No. 67 – Detroit Lions
- Position: Offensive guard
- Roster status: Practice squad

Personal information
- Born: April 8, 2000 (age 26) Pomona, California, U.S.
- Listed height: 6 ft 4 in (1.93 m)
- Listed weight: 319 lb (145 kg)

Career information
- High school: Upland (Upland, California)
- College: UTEP (2018–2023)
- NFL draft: 2024: 6th round, 220th overall pick

Career history
- Tampa Bay Buccaneers (2024–2026); Detroit Lions (2026–present)*;
- * Offseason or practice squad member only

Awards and highlights
- First-team All-C-USA (2023);

Career NFL statistics as of 2025
- Games played: 26
- Games started: 1
- Stats at Pro Football Reference

= Elijah Klein =

American football player (born 2000)

Elijah Blue Klein (born April 8, 2000) is an American professional football offensive guard for the Detroit Lions of the National Football League (NFL). He played college football for the UTEP Miners and was selected by the Tampa Bay Buccaneers in the sixth round of the 2024 NFL draft.

==Early life==
Klein was born on April 8, 2000, in Pomona, California. He was raised in Mount Baldy, CA and attended Upland High School in Upland, California, where he played two years on the varsity team and was named first-team All-Baseline League as a senior. He committed to play college football for the UTEP Miners as a two-star recruit.

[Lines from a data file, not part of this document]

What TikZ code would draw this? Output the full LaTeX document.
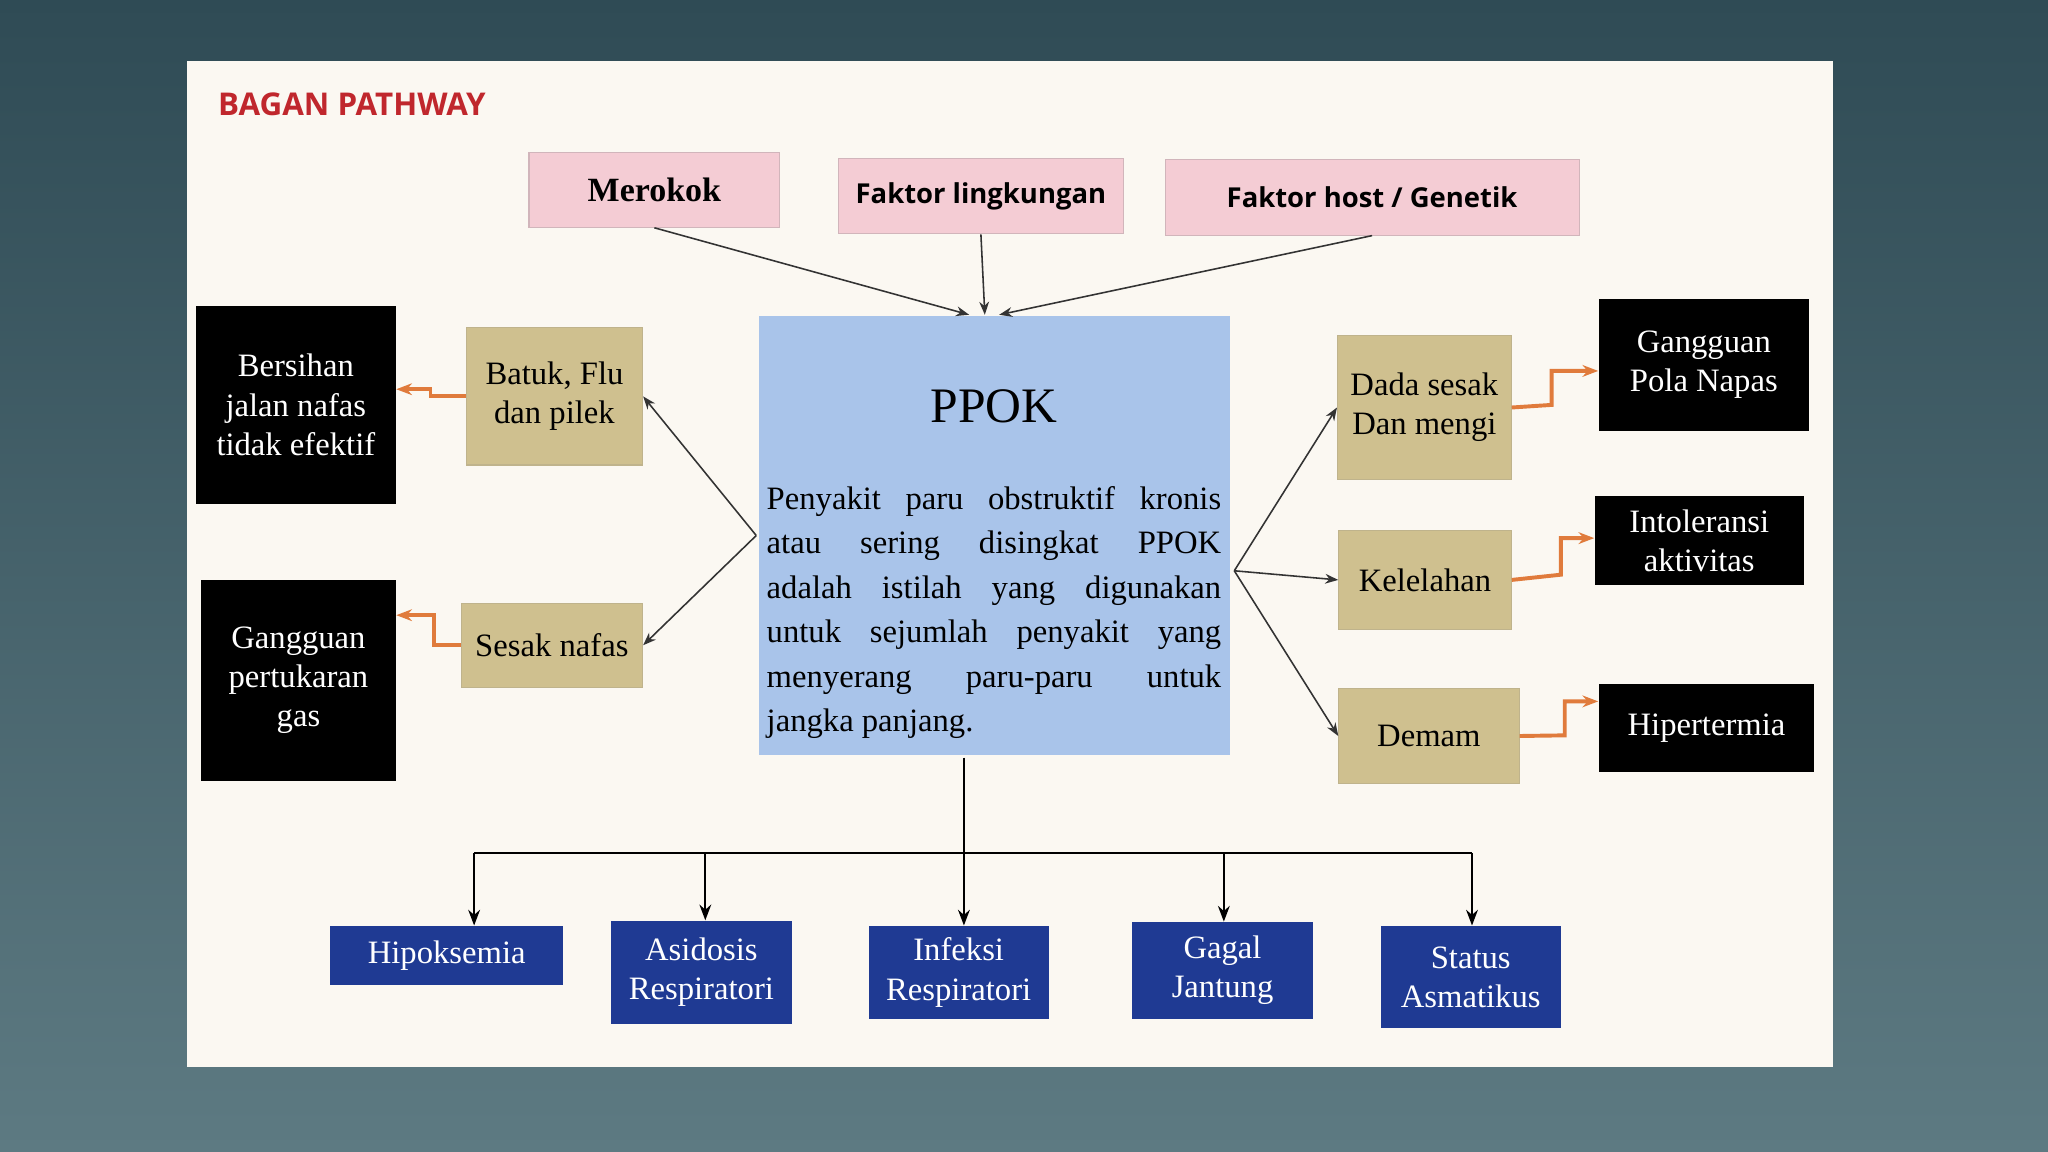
\documentclass[tikz,border=0pt]{standalone}
\usepackage{fontspec}
\setmainfont{Liberation Serif}
\newfontfamily\sans{Open Sans}
\usetikzlibrary{arrows.meta}
\definecolor{card}{HTML}{FBF8F2}
\definecolor{pinkb}{HTML}{F4CCD4}
\definecolor{tan}{HTML}{CFC08F}
\definecolor{ppok}{HTML}{A9C4EA}
\definecolor{navy}{HTML}{1F3A93}
\definecolor{org}{HTML}{E07B3C}
\definecolor{ttl}{HTML}{C0272D}
\definecolor{bgA}{HTML}{2F4B55}
\definecolor{bgB}{HTML}{5D7A82}
\tikzset{
 box/.style={draw=none,inner sep=2pt,align=center,font=\fontsize{12.5}{15}\selectfont},
 pk/.style={box,fill=pinkb,draw=pinkb!70!gray},
 tn/.style={box,fill=tan,draw=tan!80!gray},
 bk/.style={box,fill=black,text=white},
 nv/.style={box,fill=navy,text=white},
 ln/.style={-{Stealth[length=5pt]},black!80,line width=0.6pt},
 oa/.style={-{Stealth[length=6pt]},org,line width=1.5pt},
 ba/.style={-{Stealth[length=6pt]},black,line width=0.9pt},
}
\newcommand{\bx}[7]{\node[#6,minimum width={(#4-#2)*0.5pt},minimum height={(#5-#3)*0.5pt}] (#1) at ({(#2+#4)/2},{(#3+#5)/2}) {#7};}
\newcommand{\jl}[1]{\hbox to 174pt{\spaceskip=0pt plus 1fil\relax #1}}
\begin{document}
\begin{tikzpicture}[x=0.5pt,y=-0.5pt]
\shade[top color=bgA, bottom color=bgB] (0,0) rectangle (1568,882);
\useasboundingbox (0,0) rectangle (1568,882);
\fill[card] (143,47) rectangle (1403,817);
\node[anchor=west,text=ttl,font=\sans\bfseries\fontsize{12}{14}\selectfont] (t) at (160,80) {BAGAN PATHWAY};
\bx{m}{405}{117}{597}{174}{pk,font=\bfseries\fontsize{13}{15}\selectfont}{Merokok}
\bx{fl}{642}{121}{860}{179}{pk,font=\sans\bfseries\fontsize{10.5}{13}\selectfont}{Faktor lingkungan}
\bx{fh}{892}{122}{1209}{180}{pk,font=\sans\bfseries\fontsize{10.5}{13}\selectfont}{Faktor host / Genetik}
\bx{p}{581}{242}{942}{578}{box,fill=ppok}{}
\node[font=\fontsize{19}{22}\selectfont] (pt) at (761,311) {PPOK};
\node[anchor=north,inner sep=0pt,align=left,font=\fontsize{12.5}{17}\selectfont] (pb) at (761,372) {\jl{Penyakit paru obstruktif kronis}\\\jl{atau sering disingkat PPOK}\\\jl{adalah istilah yang digunakan}\\\jl{untuk sejumlah penyakit yang}\\\jl{menyerang paru-paru untuk}\\\hbox to 174pt{jangka panjang.\hfil}};
\bx{b}{357}{251}{492}{356}{tn}{Batuk, Flu\\dan pilek}
\bx{s}{353}{462}{492}{526}{tn}{Sesak nafas}
\bx{bj}{150}{234}{303}{386}{bk}{Bersihan\\jalan nafas\\tidak efektif}
\bx{gp}{154}{444}{303}{598}{bk}{Gangguan\\pertukaran\\gas}
\bx{d}{1024}{257}{1157}{367}{tn}{Dada sesak\\Dan mengi}
\bx{k}{1025}{406}{1157}{482}{tn}{Kelelahan}
\bx{dm}{1025}{527}{1163}{600}{tn}{Demam}
\bx{gn}{1224}{229}{1385}{330}{bk}{Gangguan\\Pola Napas}
\bx{ia}{1221}{380}{1381}{448}{bk}{Intoleransi\\aktivitas}
\bx{ht}{1224}{524}{1389}{591}{bk}{Hipertermia}
\bx{h1}{253}{709}{431}{754}{nv}{Hipoksemia}
\bx{h2}{468}{705}{606}{784}{nv}{Asidosis\\Respiratori}
\bx{h3}{665}{709}{803}{780}{nv}{Infeksi\\Respiratori}
\bx{h4}{867}{706}{1005}{780}{nv}{Gagal\\Jantung}
\bx{h5}{1057}{709}{1195}{787}{nv}{Status\\Asmatikus}
\draw[ln] (m.south) -- (742,241);
\draw[ln] (fl.south) -- (754,241);
\draw[ln] (fh.south) -- (765,241);
\coordinate (pl) at (579,410);
\draw[ln] (pl) -- (b.east);
\draw[ln] (pl) -- (s.east);
\coordinate (pr) at (945,437);
\draw[ln] (pr) -- (d.west);
\draw[ln] (pr) -- (k.west);
\draw[ln] (pr) -- (dm.west);
\draw[oa] (b.west) -- ++(-27,0) |- (bj.east |- 0,298);
\draw[oa] (s.west) -- ++(-20,0) |- (gp.east |- 0,471);
\draw[oa] (d.east) -- (1188,310) |- (gn.west |- 0,284);
\draw[oa] (k.east) -- (1195,440) |- (ia.west |- 0,412);
\draw[oa] (dm.east) -- (1198,563) |- (ht.west |- 0,537);
\draw[ba] (738,580) -- (738,580 |- h3.north);
\draw[black,line width=0.9pt] (363,653) -- (1127,653);
\draw[ba] (363,653) -- (363,653 |- h1.north);
\draw[ba] (540,653) -- (540,653 |- h2.north);
\draw[ba] (937,653) -- (937,653 |- h4.north);
\draw[ba] (1127,653) -- (1127,653 |- h5.north);
\end{tikzpicture}
\end{document}
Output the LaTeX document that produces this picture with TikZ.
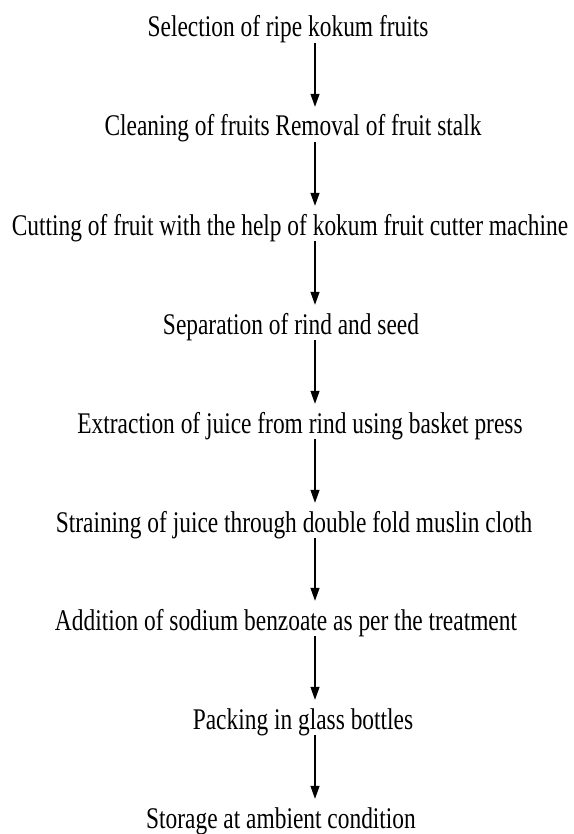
\documentclass[tikz,border=0pt]{standalone}
\usepackage{fontspec}
\setmainfont{Liberation Serif}
\newfontfamily\stagefont[FakeStretch=0.78]{Liberation Serif}
\usepackage{tikz}
\usetikzlibrary{arrows.meta}
\tikzstyle{stage}=[inner sep=0pt, anchor=base, text height=20pt, text depth=6pt, font=\stagefont\fontsize{30}{34}\selectfont]
\tikzstyle{flow}=[-{Triangle[length=13pt,width=9pt]}, line width=1.3pt, shorten >=9pt]

\begin{document}
\begin{tikzpicture}[x=1pt,y=1pt]
            \useasboundingbox (0,0) rectangle (573,-834);
            \coordinate (ax) at (315,0);
            \node [stage] (sel) at (288,-37) {Selection of ripe kokum fruits};
            \node [stage] (cln) at (293,-136) {Cleaning of fruits Removal of fruit stalk};
            \node [stage] (cut) at (290,-235) {Cutting of fruit with the help of kokum fruit cutter machine};
            \node [stage] (sep) at (291,-334) {Separation of rind and seed};
            \node [stage] (ext) at (300,-433) {Extraction of juice from rind using basket press};
            \node [stage] (str) at (294,-532) {Straining of juice through double fold muslin cloth};
            \node [stage] (add) at (286,-630) {Addition of sodium benzoate as per the treatment};
            \node [stage] (pak) at (303,-729) {Packing in glass bottles};
            \node [stage] (sto) at (281,-828) {Storage at ambient condition};
            \draw[flow] (sel.south -| ax) -- (cln.north -| ax);
            \draw[flow] (cln.south -| ax) -- (cut.north -| ax);
            \draw[flow] (cut.south -| ax) -- (sep.north -| ax);
            \draw[flow] (sep.south -| ax) -- (ext.north -| ax);
            \draw[flow] (ext.south -| ax) -- (str.north -| ax);
            \draw[flow] (str.south -| ax) -- (add.north -| ax);
            \draw[flow] (add.south -| ax) -- (pak.north -| ax);
            \draw[flow] (pak.south -| ax) -- (sto.north -| ax);
        \end{tikzpicture}
\end{document}
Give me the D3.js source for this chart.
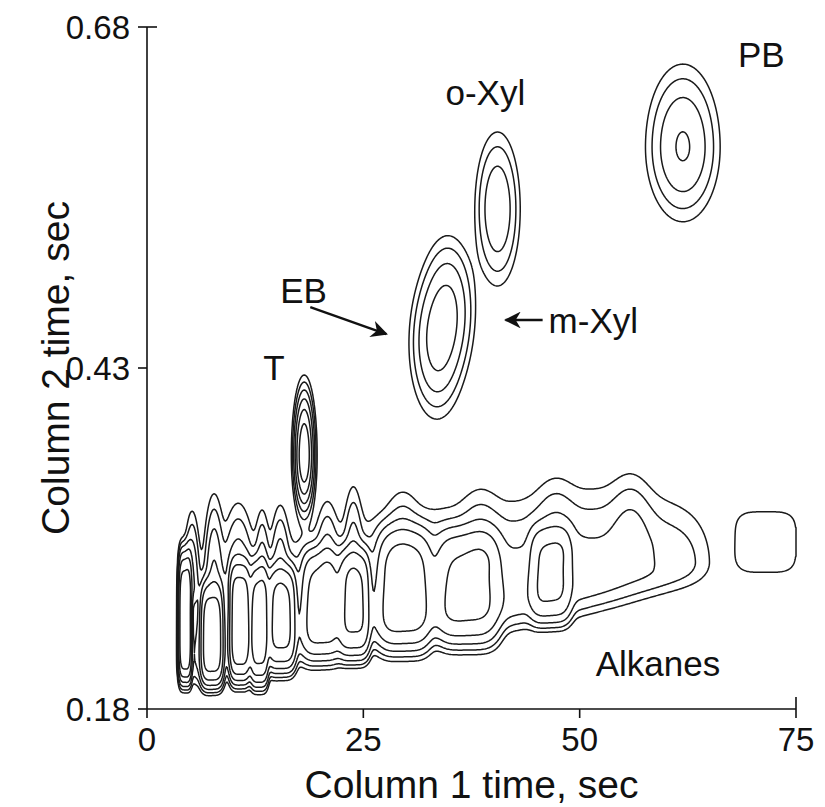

Klein became a starter on the offensive line as a true freshman at UTEP in 2018, starting four games before deciding to redshirt. He played eight games, six as a starter at right guard in 2019, and then started all eight games in the same position in 2020. He was named honorable mention All-Conference USA in 2021, while starting 13 games at right guard, and won the honor again in 2022 while starting 12 games at right guard. In his final season, 2023, he started 12 games and was named first-team All-Conference USA. He finished his collegiate career having started 55 games. Klein was invited to the 2024 East–West Shrine Bowl, but was not selected for the NFL Scouting Combine.

== Professional career ==

Pre-draft measurables
| Height | Weight | Arm length | Hand span | Wingspan | 40-yard dash | 10-yard split | 20-yard split | 20-yard shuttle | Three-cone drill | Vertical jump | Broad jump | Bench press |
| 6 ft 3+7⁄8 in (1.93 m) | 306 lb (139 kg) | 34+1⁄4 in (0.87 m) | 10+1⁄8 in (0.26 m) | 6 ft 10+1⁄4 in (2.09 m) | 5.32 s | 1.89 s | 3.03 s | 4.71 s | 7.76 s | 26.5 in (0.67 m) | 8 ft 2 in (2.49 m) | 25 reps |
All values from Pro Day

===Tampa Bay Buccaneers===
Klein was selected in the sixth round (220th overall) of the 2024 NFL draft by the Tampa Bay Buccaneers.

On August 30, 2026, Klein was waived by the Buccaneers.

===Detroit Lions===
On September 1, 2026, Klein was signed to the Detroit Lions practice squad.